I think IR is a useful tool across the entire project cycle, depending on the question you need to answer. Used prospectively, IR can strengthen both program design and the evaluation itself — and this, in my opinion, is its most valuable contribution. For example, a CCT program can significantly reduce school dropout rates and increase school attendance. However, it could also lead to increased class sizes and more heterogeneous classrooms, placing additional strains on an already weak system. These second-order effects are not always captured in standard outcome measures. Anticipating them requires attention to implementation dynamics from the outset, and IR frameworks have been shown to help with identifying these barriers and facilitators early on.
That does not mean we should not do IR ex post. Ex post IR is valuable for understanding why programs produce uneven results, why implementation differed across settings, or why promising interventions struggled when scaled. My point is not that IR should happen only before or during implementation, but that limiting it to a “post-mortem” exercise misses one of its greatest strengths: its ability to identify barriers, facilitators, and system constraints early enough to improve both program delivery and the evaluation itself.
When is IR not the right tool?
IR is not the right tool when the primary question is simply whether an intervention works and there is not yet credible evidence of effectiveness. I believe that IR is most useful once there is an intervention that is being implemented or being considered for implementation and the key questions relate to delivery, adaptation, feasibility, scale-up, sustainability, or why results vary across contexts. In other words, IR does not replace the need to establish causal effects, it is most useful when effectiveness has been established.
You work on the AdLAB initiative. What does embedded IR actually look like in practice?
The AdLAB runs IR studies embedded alongside program delivery across multiple countries. We use IR methods to generate continuous feedback, identifying barriers to service delivery, testing adaptations in real time, and feeding evidence directly into operational decisions. In some contexts, this involves understanding how health systems deliver adolescent-responsive services and what is sustainable and scalable within existing operations. In other contexts, we focus on integrating new interventions into routine systems rather than parallel structures. The common thread is that evidence is generated during implementation and used by decision-makers as programs evolve.
What should impact evaluation researchers take away from this?

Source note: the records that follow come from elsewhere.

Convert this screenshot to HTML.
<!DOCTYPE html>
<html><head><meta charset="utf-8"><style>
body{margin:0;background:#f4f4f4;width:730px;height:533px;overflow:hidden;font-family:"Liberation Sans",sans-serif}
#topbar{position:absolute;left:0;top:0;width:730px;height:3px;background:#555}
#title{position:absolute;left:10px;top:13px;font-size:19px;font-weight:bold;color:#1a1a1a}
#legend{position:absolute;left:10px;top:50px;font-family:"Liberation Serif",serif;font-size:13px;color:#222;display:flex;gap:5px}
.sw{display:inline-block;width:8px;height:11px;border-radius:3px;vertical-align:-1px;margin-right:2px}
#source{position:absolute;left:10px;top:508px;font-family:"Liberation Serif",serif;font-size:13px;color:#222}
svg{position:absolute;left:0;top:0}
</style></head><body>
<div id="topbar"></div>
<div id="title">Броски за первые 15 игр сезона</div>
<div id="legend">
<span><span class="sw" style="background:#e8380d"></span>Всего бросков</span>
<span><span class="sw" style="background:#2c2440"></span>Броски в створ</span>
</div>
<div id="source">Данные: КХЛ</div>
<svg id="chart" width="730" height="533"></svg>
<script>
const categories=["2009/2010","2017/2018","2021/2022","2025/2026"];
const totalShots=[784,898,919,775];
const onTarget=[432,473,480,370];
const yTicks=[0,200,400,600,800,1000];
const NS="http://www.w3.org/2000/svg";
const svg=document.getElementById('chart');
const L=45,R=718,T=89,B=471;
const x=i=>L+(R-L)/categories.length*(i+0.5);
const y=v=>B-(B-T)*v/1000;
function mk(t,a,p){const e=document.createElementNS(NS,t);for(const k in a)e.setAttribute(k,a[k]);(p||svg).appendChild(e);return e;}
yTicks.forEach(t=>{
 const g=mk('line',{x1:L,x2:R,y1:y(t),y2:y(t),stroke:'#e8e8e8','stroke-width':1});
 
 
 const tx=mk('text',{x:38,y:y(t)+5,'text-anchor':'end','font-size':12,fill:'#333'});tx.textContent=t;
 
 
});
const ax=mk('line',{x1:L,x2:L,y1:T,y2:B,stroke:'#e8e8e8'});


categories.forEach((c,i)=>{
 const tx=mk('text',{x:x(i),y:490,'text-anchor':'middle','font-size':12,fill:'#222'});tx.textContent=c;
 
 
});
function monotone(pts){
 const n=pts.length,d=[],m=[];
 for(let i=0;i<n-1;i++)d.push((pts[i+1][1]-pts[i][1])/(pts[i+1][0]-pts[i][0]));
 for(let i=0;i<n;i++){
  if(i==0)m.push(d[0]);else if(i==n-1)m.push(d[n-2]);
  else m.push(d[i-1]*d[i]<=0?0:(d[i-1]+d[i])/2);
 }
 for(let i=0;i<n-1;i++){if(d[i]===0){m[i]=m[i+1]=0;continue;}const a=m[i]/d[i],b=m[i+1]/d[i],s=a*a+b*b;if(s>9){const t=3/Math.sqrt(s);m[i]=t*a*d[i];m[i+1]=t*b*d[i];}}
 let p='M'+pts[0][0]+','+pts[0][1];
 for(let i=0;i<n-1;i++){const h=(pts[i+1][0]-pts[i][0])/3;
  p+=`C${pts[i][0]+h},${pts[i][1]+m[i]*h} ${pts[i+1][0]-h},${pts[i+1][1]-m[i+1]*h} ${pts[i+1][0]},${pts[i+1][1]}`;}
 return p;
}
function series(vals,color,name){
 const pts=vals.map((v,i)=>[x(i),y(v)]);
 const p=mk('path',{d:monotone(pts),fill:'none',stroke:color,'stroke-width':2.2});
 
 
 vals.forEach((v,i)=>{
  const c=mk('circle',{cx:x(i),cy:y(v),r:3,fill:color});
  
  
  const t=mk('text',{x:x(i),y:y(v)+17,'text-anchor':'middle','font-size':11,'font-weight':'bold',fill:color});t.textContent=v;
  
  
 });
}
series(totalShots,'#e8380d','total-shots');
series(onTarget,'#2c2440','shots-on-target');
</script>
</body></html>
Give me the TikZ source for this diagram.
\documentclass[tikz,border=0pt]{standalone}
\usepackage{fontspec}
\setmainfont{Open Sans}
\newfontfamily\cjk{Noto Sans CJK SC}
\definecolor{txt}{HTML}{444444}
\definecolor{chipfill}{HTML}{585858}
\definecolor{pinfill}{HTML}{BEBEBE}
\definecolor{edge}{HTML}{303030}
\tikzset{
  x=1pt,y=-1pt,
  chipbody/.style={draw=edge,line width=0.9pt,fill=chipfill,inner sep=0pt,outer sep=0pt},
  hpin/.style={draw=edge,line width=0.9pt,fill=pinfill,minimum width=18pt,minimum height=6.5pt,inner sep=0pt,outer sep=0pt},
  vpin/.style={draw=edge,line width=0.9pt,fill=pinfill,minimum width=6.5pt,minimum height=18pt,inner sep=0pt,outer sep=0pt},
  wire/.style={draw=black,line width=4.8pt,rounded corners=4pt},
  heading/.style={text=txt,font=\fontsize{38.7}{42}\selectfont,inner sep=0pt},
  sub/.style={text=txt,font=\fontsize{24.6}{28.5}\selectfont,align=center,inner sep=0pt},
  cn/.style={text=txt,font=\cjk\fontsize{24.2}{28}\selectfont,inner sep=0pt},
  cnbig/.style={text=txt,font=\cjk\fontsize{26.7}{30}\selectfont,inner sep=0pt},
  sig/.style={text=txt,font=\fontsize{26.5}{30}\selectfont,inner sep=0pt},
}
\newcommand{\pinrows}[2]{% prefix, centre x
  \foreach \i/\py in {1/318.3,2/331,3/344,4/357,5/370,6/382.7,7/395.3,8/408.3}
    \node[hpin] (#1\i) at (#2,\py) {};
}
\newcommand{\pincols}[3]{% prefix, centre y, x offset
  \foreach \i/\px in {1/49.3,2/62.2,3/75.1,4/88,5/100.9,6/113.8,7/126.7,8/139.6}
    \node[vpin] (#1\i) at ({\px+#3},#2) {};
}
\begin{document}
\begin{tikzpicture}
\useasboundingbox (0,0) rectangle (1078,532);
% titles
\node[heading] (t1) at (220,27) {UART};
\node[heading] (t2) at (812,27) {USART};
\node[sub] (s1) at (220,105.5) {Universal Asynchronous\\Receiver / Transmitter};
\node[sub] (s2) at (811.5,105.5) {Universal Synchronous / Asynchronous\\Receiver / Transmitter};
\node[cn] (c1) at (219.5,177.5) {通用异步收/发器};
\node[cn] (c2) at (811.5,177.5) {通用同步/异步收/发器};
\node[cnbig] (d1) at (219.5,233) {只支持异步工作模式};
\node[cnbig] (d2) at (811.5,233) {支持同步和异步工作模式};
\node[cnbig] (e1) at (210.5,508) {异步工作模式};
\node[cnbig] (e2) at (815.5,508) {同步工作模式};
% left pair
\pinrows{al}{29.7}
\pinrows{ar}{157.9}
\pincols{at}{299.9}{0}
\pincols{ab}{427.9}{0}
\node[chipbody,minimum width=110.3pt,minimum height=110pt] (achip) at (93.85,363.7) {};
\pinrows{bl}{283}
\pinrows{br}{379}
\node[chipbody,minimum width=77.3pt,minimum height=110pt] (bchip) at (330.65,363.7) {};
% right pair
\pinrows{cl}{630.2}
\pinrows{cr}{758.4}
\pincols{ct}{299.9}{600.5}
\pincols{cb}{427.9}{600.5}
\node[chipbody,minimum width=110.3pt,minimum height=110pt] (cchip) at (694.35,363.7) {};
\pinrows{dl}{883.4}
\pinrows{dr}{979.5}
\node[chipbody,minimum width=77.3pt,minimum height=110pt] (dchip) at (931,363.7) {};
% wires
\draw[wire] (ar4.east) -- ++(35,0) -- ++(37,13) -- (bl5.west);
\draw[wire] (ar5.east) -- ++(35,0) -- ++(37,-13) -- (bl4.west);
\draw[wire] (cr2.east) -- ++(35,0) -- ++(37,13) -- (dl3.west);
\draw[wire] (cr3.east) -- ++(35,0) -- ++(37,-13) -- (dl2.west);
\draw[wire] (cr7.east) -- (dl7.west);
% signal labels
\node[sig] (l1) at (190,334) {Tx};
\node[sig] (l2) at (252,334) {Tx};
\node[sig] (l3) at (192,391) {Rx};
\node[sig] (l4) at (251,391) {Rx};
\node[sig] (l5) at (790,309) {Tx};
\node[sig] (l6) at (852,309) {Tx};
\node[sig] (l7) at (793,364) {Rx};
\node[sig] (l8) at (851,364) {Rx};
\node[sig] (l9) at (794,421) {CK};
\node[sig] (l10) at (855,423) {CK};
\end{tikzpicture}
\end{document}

I am not asking everyone to become implementation researchers. I am asking them to think of IR as a complementary methodology and an investment in the durability of their work. Adding a research approach guided by IR frameworks can make a significant difference in formative research as much as in an impact evaluation. I do not think we need to choose between causal inference and implementation research. I think we need both, designed together, to complement one another. Ultimately, the goal is not only to know what works, but to ensure that what works can actually be sustained and delivered at scale.